_Stated exercise_
Restate the whole of the material. Keep every word, and drop the pictures.

====== Collected material

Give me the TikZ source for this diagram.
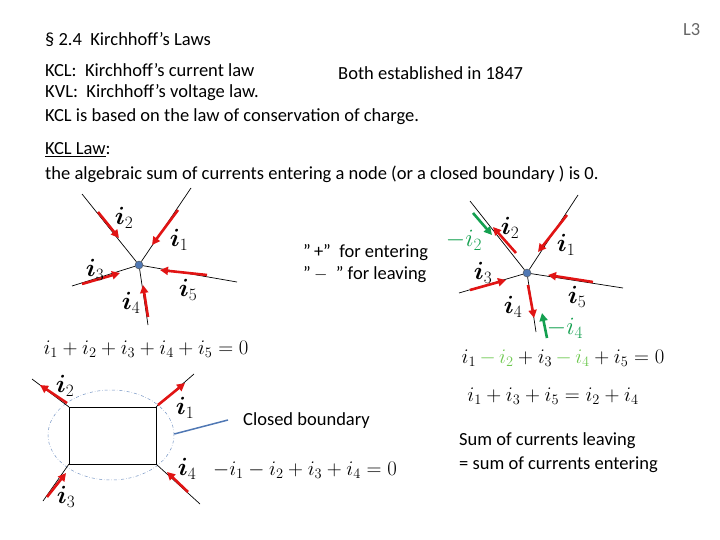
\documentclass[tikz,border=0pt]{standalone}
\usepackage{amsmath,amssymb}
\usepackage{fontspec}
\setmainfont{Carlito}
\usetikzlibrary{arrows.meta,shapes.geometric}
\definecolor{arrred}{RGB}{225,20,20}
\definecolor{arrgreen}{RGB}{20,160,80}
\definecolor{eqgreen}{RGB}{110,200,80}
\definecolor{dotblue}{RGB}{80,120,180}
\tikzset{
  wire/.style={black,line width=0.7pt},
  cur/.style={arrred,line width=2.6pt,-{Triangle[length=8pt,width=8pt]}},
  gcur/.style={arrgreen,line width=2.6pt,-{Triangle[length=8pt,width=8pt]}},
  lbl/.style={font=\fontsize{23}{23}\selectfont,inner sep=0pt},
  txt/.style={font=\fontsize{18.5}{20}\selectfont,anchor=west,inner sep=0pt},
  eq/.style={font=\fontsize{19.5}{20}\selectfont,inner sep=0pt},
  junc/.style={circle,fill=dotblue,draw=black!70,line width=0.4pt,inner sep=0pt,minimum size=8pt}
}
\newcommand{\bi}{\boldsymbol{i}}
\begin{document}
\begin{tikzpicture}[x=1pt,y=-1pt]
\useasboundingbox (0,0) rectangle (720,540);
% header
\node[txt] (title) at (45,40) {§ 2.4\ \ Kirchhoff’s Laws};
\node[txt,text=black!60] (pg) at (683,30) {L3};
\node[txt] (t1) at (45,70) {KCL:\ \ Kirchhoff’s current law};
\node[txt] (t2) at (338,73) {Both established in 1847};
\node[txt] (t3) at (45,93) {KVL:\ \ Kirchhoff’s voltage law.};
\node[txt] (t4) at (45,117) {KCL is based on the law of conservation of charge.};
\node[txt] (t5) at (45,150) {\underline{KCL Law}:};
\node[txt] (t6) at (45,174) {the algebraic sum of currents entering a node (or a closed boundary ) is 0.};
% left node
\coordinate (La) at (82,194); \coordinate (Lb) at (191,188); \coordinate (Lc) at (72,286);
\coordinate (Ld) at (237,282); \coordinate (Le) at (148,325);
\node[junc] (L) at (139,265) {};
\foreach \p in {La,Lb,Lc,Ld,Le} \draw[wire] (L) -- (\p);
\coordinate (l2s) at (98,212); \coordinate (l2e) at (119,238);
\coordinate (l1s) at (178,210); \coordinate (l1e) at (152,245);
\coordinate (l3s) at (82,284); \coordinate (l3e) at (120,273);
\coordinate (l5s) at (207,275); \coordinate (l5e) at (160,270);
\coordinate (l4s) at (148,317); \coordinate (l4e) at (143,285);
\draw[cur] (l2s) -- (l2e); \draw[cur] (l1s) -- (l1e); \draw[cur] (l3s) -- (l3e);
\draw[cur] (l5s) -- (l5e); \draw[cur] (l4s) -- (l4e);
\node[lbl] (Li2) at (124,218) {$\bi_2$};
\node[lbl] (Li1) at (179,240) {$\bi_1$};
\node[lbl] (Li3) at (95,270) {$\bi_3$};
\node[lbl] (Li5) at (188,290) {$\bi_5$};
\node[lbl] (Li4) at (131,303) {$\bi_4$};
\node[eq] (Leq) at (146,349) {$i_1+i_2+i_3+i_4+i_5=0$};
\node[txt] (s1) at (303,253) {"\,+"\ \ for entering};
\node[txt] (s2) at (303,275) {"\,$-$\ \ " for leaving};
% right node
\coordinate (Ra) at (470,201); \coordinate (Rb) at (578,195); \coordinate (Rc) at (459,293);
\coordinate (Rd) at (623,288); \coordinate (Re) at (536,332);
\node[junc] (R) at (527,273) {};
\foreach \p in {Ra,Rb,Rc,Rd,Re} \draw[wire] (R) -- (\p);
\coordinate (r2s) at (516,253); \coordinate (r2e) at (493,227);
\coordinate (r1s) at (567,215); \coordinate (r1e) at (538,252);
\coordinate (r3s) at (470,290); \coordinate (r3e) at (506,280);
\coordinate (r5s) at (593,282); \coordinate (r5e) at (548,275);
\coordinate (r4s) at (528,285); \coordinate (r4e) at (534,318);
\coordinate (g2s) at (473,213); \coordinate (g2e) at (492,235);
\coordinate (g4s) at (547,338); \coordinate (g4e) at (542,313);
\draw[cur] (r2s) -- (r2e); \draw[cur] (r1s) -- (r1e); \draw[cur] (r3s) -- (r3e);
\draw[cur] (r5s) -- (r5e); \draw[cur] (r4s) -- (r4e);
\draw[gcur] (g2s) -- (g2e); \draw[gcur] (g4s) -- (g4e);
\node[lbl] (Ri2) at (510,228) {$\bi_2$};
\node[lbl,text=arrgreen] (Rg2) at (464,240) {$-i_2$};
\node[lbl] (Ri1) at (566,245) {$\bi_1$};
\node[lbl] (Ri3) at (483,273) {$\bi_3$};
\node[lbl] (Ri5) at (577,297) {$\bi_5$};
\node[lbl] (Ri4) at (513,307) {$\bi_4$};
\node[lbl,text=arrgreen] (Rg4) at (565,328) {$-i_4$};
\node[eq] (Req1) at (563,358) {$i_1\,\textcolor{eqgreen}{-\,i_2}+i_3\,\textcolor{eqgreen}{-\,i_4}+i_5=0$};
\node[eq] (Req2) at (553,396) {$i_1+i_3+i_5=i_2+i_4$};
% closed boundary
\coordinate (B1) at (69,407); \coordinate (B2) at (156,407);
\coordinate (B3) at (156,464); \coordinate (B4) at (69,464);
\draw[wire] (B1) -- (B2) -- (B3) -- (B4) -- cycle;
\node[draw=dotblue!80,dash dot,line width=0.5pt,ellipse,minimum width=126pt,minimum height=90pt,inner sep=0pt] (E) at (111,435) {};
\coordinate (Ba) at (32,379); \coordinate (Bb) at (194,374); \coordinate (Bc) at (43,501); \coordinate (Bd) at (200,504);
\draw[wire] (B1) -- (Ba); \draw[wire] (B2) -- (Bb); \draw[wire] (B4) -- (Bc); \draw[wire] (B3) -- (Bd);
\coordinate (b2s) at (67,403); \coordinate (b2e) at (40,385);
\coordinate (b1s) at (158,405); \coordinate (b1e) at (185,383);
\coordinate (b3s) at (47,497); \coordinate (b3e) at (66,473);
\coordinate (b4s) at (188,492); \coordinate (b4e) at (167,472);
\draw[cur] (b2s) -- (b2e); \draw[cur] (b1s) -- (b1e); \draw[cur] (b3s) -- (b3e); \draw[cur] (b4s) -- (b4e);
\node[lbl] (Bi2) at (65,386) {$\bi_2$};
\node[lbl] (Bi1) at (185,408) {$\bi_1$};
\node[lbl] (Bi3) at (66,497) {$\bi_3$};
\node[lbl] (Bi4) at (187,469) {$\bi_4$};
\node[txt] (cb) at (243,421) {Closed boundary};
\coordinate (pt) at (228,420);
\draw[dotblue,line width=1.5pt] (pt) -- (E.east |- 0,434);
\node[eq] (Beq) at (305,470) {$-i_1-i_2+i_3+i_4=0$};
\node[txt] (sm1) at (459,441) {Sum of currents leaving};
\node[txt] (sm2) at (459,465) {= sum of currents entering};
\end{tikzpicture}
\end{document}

============

_Response below_
Give me the TikZ source for this diagram.
\documentclass[tikz,border=0pt]{standalone}
\usepackage{amsmath,amssymb}
\usepackage{fontspec}
\setmainfont{Carlito}
\usetikzlibrary{arrows.meta,shapes.geometric}
\definecolor{arrred}{RGB}{225,20,20}
\definecolor{arrgreen}{RGB}{20,160,80}
\definecolor{eqgreen}{RGB}{110,200,80}
\definecolor{dotblue}{RGB}{80,120,180}
\tikzset{
  wire/.style={black,line width=0.7pt},
  cur/.style={arrred,line width=2.6pt,-{Triangle[length=8pt,width=8pt]}},
  gcur/.style={arrgreen,line width=2.6pt,-{Triangle[length=8pt,width=8pt]}},
  lbl/.style={font=\fontsize{23}{23}\selectfont,inner sep=0pt},
  txt/.style={font=\fontsize{18.5}{20}\selectfont,anchor=west,inner sep=0pt},
  eq/.style={font=\fontsize{19.5}{20}\selectfont,inner sep=0pt},
  junc/.style={circle,fill=dotblue,draw=black!70,line width=0.4pt,inner sep=0pt,minimum size=8pt}
}
\newcommand{\bi}{\boldsymbol{i}}
\begin{document}
\begin{tikzpicture}[x=1pt,y=-1pt]
\useasboundingbox (0,0) rectangle (720,540);
% header
\node[txt] (title) at (45,40) {§ 2.4\ \ Kirchhoff’s Laws};
\node[txt,text=black!60] (pg) at (683,30) {L3};
\node[txt] (t1) at (45,70) {KCL:\ \ Kirchhoff’s current law};
\node[txt] (t2) at (338,73) {Both established in 1847};
\node[txt] (t3) at (45,93) {KVL:\ \ Kirchhoff’s voltage law.};
\node[txt] (t4) at (45,117) {KCL is based on the law of conservation of charge.};
\node[txt] (t5) at (45,150) {\underline{KCL Law}:};
\node[txt] (t6) at (45,174) {the algebraic sum of currents entering a node (or a closed boundary ) is 0.};
% left node
\coordinate (La) at (82,194); \coordinate (Lb) at (191,188); \coordinate (Lc) at (72,286);
\coordinate (Ld) at (237,282); \coordinate (Le) at (148,325);
\node[junc] (L) at (139,265) {};
\foreach \p in {La,Lb,Lc,Ld,Le} \draw[wire] (L) -- (\p);
\coordinate (l2s) at (98,212); \coordinate (l2e) at (119,238);
\coordinate (l1s) at (178,210); \coordinate (l1e) at (152,245);
\coordinate (l3s) at (82,284); \coordinate (l3e) at (120,273);
\coordinate (l5s) at (207,275); \coordinate (l5e) at (160,270);
\coordinate (l4s) at (148,317); \coordinate (l4e) at (143,285);
\draw[cur] (l2s) -- (l2e); \draw[cur] (l1s) -- (l1e); \draw[cur] (l3s) -- (l3e);
\draw[cur] (l5s) -- (l5e); \draw[cur] (l4s) -- (l4e);
\node[lbl] (Li2) at (124,218) {$\bi_2$};
\node[lbl] (Li1) at (179,240) {$\bi_1$};
\node[lbl] (Li3) at (95,270) {$\bi_3$};
\node[lbl] (Li5) at (188,290) {$\bi_5$};
\node[lbl] (Li4) at (131,303) {$\bi_4$};
\node[eq] (Leq) at (146,349) {$i_1+i_2+i_3+i_4+i_5=0$};
\node[txt] (s1) at (303,253) {"\,+"\ \ for entering};
\node[txt] (s2) at (303,275) {"\,$-$\ \ " for leaving};
% right node
\coordinate (Ra) at (470,201); \coordinate (Rb) at (578,195); \coordinate (Rc) at (459,293);
\coordinate (Rd) at (623,288); \coordinate (Re) at (536,332);
\node[junc] (R) at (527,273) {};
\foreach \p in {Ra,Rb,Rc,Rd,Re} \draw[wire] (R) -- (\p);
\coordinate (r2s) at (516,253); \coordinate (r2e) at (493,227);
\coordinate (r1s) at (567,215); \coordinate (r1e) at (538,252);
\coordinate (r3s) at (470,290); \coordinate (r3e) at (506,280);
\coordinate (r5s) at (593,282); \coordinate (r5e) at (548,275);
\coordinate (r4s) at (528,285); \coordinate (r4e) at (534,318);
\coordinate (g2s) at (473,213); \coordinate (g2e) at (492,235);
\coordinate (g4s) at (547,338); \coordinate (g4e) at (542,313);
\draw[cur] (r2s) -- (r2e); \draw[cur] (r1s) -- (r1e); \draw[cur] (r3s) -- (r3e);
\draw[cur] (r5s) -- (r5e); \draw[cur] (r4s) -- (r4e);
\draw[gcur] (g2s) -- (g2e); \draw[gcur] (g4s) -- (g4e);
\node[lbl] (Ri2) at (510,228) {$\bi_2$};
\node[lbl,text=arrgreen] (Rg2) at (464,240) {$-i_2$};
\node[lbl] (Ri1) at (566,245) {$\bi_1$};
\node[lbl] (Ri3) at (483,273) {$\bi_3$};
\node[lbl] (Ri5) at (577,297) {$\bi_5$};
\node[lbl] (Ri4) at (513,307) {$\bi_4$};
\node[lbl,text=arrgreen] (Rg4) at (565,328) {$-i_4$};
\node[eq] (Req1) at (563,358) {$i_1\,\textcolor{eqgreen}{-\,i_2}+i_3\,\textcolor{eqgreen}{-\,i_4}+i_5=0$};
\node[eq] (Req2) at (553,396) {$i_1+i_3+i_5=i_2+i_4$};
% closed boundary
\coordinate (B1) at (69,407); \coordinate (B2) at (156,407);
\coordinate (B3) at (156,464); \coordinate (B4) at (69,464);
\draw[wire] (B1) -- (B2) -- (B3) -- (B4) -- cycle;
\node[draw=dotblue!80,dash dot,line width=0.5pt,ellipse,minimum width=126pt,minimum height=90pt,inner sep=0pt] (E) at (111,435) {};
\coordinate (Ba) at (32,379); \coordinate (Bb) at (194,374); \coordinate (Bc) at (43,501); \coordinate (Bd) at (200,504);
\draw[wire] (B1) -- (Ba); \draw[wire] (B2) -- (Bb); \draw[wire] (B4) -- (Bc); \draw[wire] (B3) -- (Bd);
\coordinate (b2s) at (67,403); \coordinate (b2e) at (40,385);
\coordinate (b1s) at (158,405); \coordinate (b1e) at (185,383);
\coordinate (b3s) at (47,497); \coordinate (b3e) at (66,473);
\coordinate (b4s) at (188,492); \coordinate (b4e) at (167,472);
\draw[cur] (b2s) -- (b2e); \draw[cur] (b1s) -- (b1e); \draw[cur] (b3s) -- (b3e); \draw[cur] (b4s) -- (b4e);
\node[lbl] (Bi2) at (65,386) {$\bi_2$};
\node[lbl] (Bi1) at (185,408) {$\bi_1$};
\node[lbl] (Bi3) at (66,497) {$\bi_3$};
\node[lbl] (Bi4) at (187,469) {$\bi_4$};
\node[txt] (cb) at (243,421) {Closed boundary};
\coordinate (pt) at (228,420);
\draw[dotblue,line width=1.5pt] (pt) -- (E.east |- 0,434);
\node[eq] (Beq) at (305,470) {$-i_1-i_2+i_3+i_4=0$};
\node[txt] (sm1) at (459,441) {Sum of currents leaving};
\node[txt] (sm2) at (459,465) {= sum of currents entering};
\end{tikzpicture}
\end{document}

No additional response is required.